E poi l’impegno contro la mafia, chiamando in causa anche alcuni maggiorenti della DC locale, fra cui il deputato Calogero Volpe e l’allora ministro Bernardo Mattarella, e subendo per questo conseguenze molto amare, fino a rischiare addirittura di finire in carcere.
Non a caso, in sua difesa, in seguito allo sciopero di Partinico, si mosse addirittura un padre costituente come Calamandrei, il quale il 30 marzo 1956 pronunciò un’arringa che è passata alla storia: “[Il Pubblico Ministero] ha detto che i giudici non devono tenere conto delle “correnti di pensiero”. Ma cosa sono le leggi se non esse stesse delle correnti di pensiero? Se non fossero questo non sarebbero che carta morta. […] E invece le leggi sono vive perché dentro queste formule bisogna far circolare il pensiero del nostro tempo, lasciarci entrare l’aria che respiriamo, metterci dentro i nostri propositi, le nostre speranze, il nostro sangue, il nostro pianto.

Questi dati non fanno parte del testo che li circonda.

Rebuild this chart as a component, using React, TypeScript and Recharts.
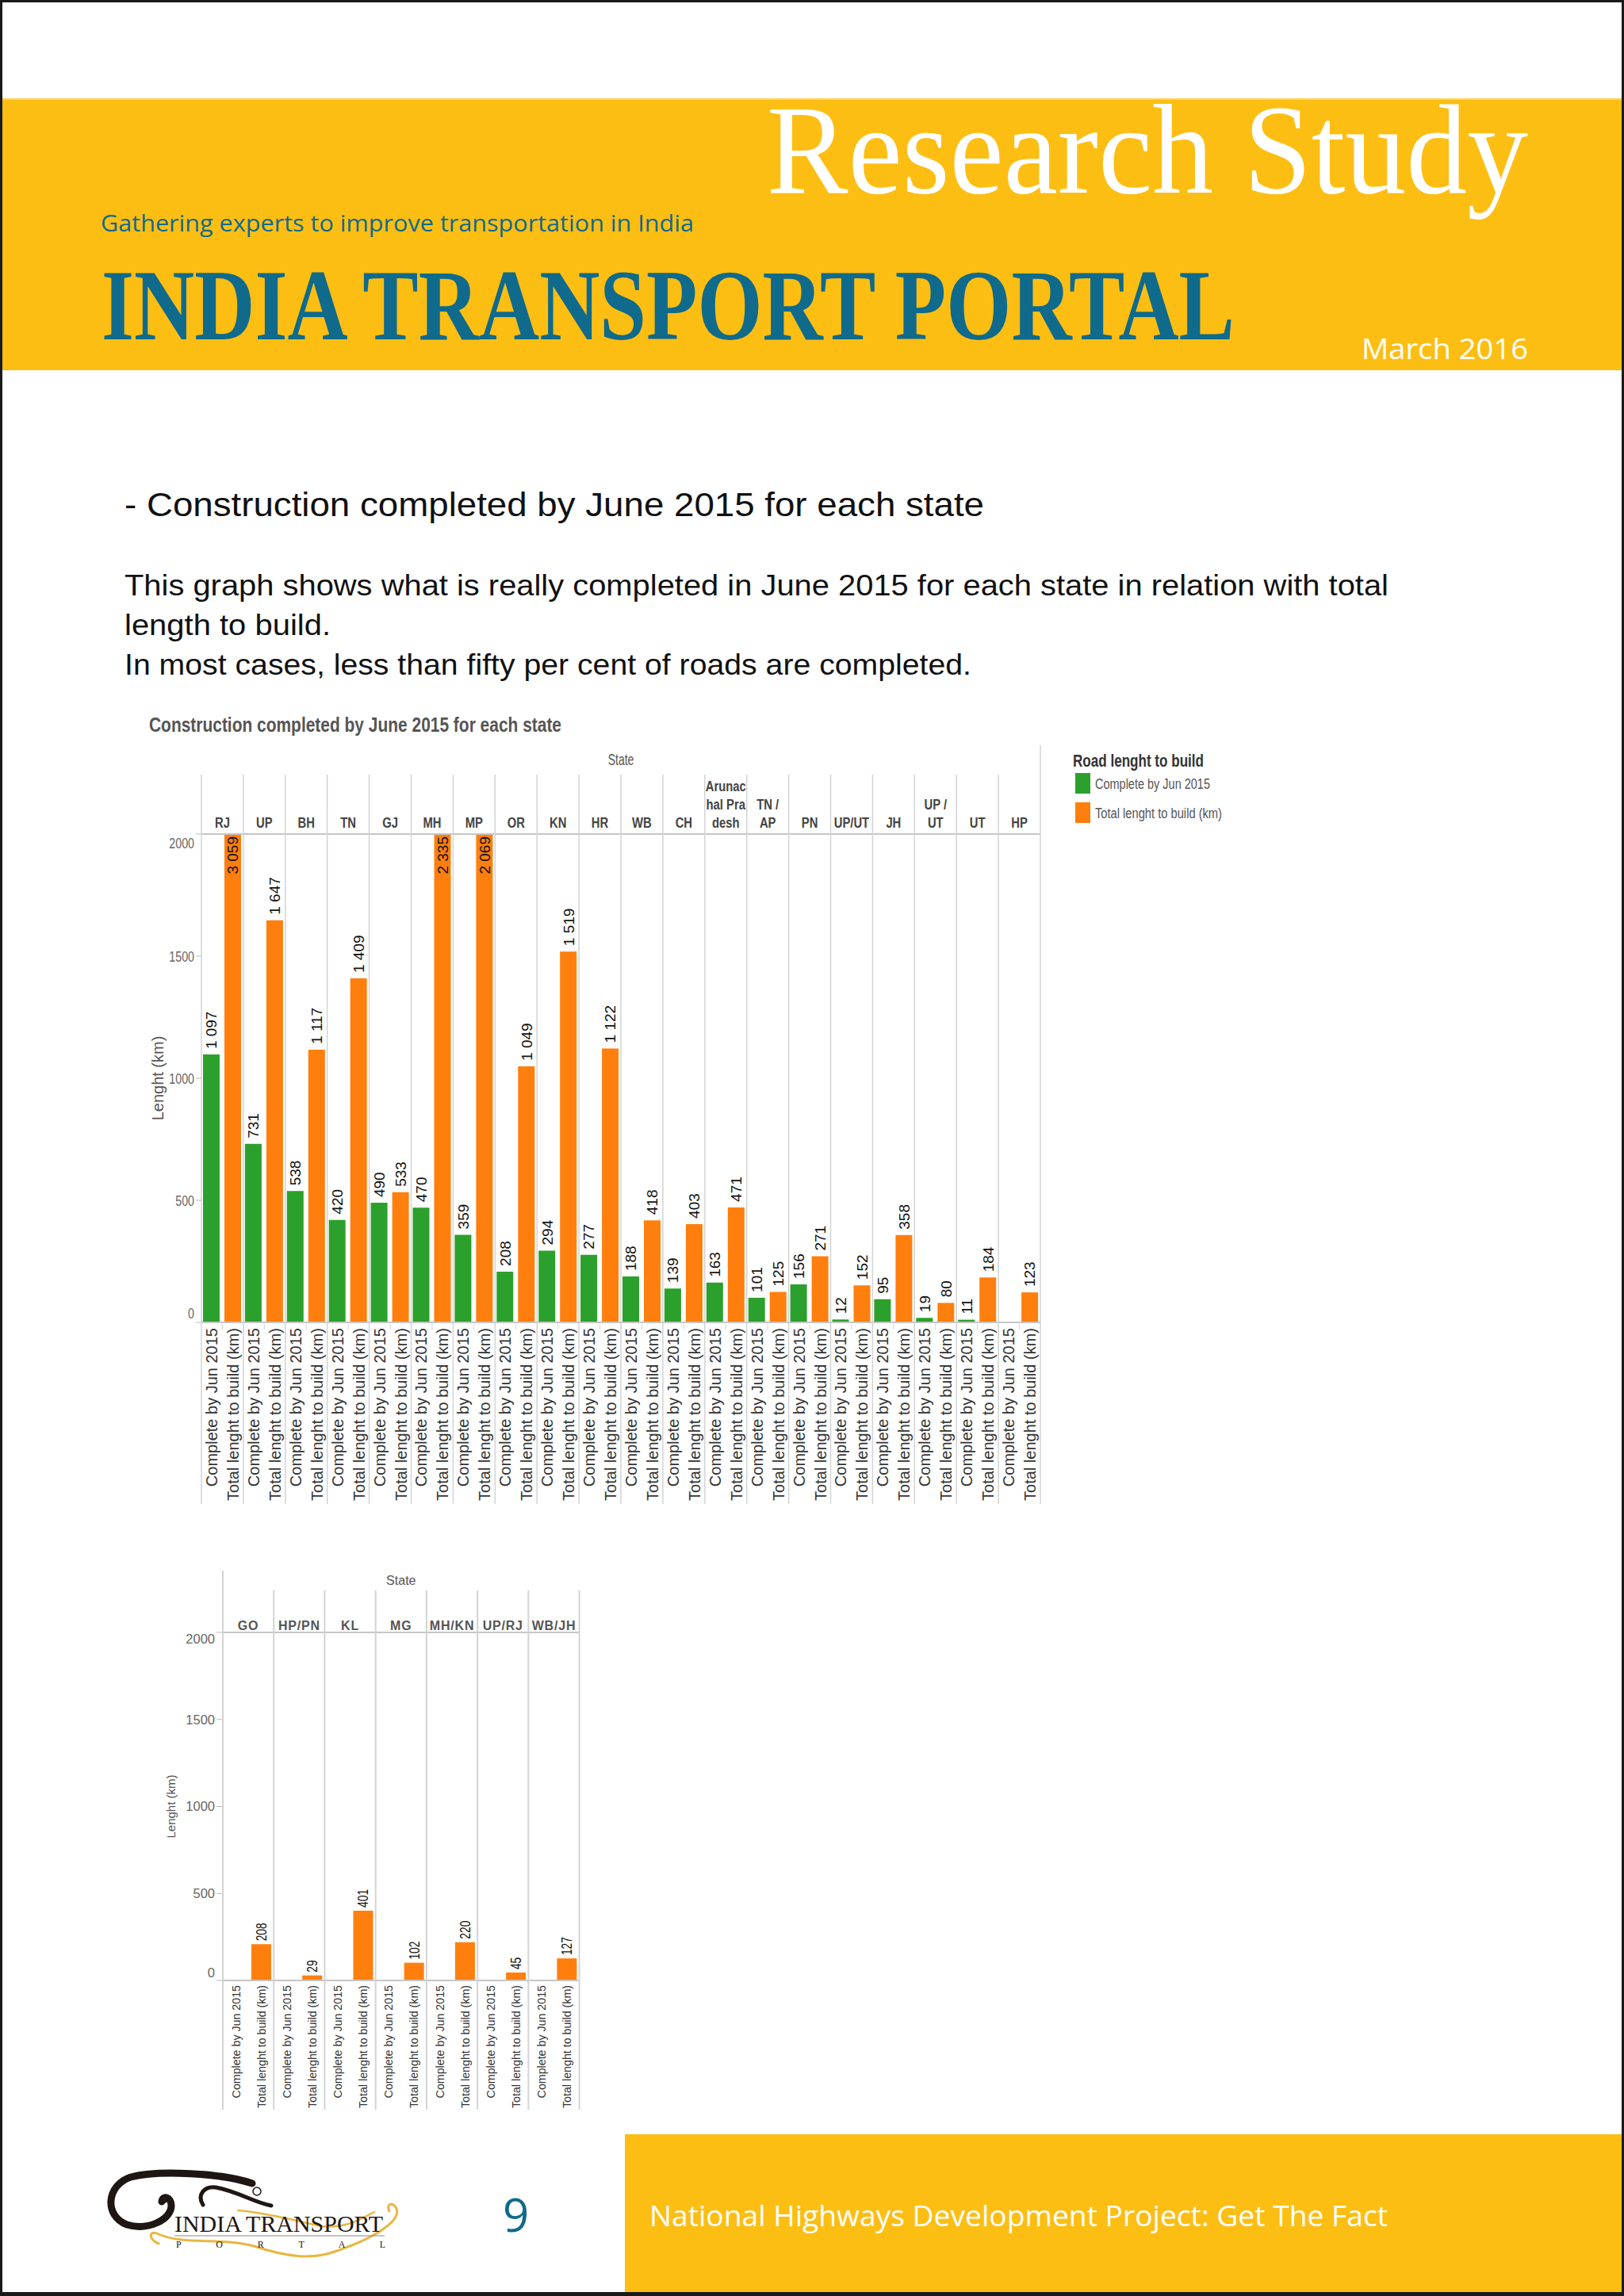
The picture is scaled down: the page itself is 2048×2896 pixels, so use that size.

Altrimenti, le leggi non restano che formule vuote, pregevoli giochi da legulei; affinché diventino sante esse vanno riempite con la nostra volontà”.
Considerato, al pari di Aldo Capitini, il “Gandhi italiano” per le sue proteste non violente ed il suo impegno in favore della pace, gli aspetti più significativi di Dolci erano la sua bontà, la sua gioia di vivere, la sia dolcezza d’animo ma, al tempo stesso, la sua fermezza di princìpi, la sua solidità di valori e la sua ammirevole tenacia.
Non ebbe grandi riconoscimenti (a parte il premio Lenin per la Pace assegnatogli nel ’57 in Unione Sovietica), ebbe spesso quasi tutti contro eppure andò avanti, lottò, perse, fu accusato persino di disonorare la Sicilia, e non da uno qualsiasi ma dal cardinale di Palermo Ernesto Ruffini, salvo essere straordinariamente amato dalla gente comune, dai tanti per cui si è battuto, dalle persone che ha difeso, per cui ha speso il proprio prestigio e la propria autorevolezza, cui ha applicato l’arte socratica della maieutica, favorendone così la presa di coscienza e, per quanto possibile, l’elevazione sociale,  e cui ha dedicato l’intera vita senza chiedere nulla in cambio.
Peccato che non abbia fatto in tempo a conoscere papa Francesco: fra uomini di rottura si sarebbero non solo capiti ma anche profondamente apprezzati, all’insegna di una ricchezza, culturale e spirituale, di cui avvertiamo sempre di più il bisogno.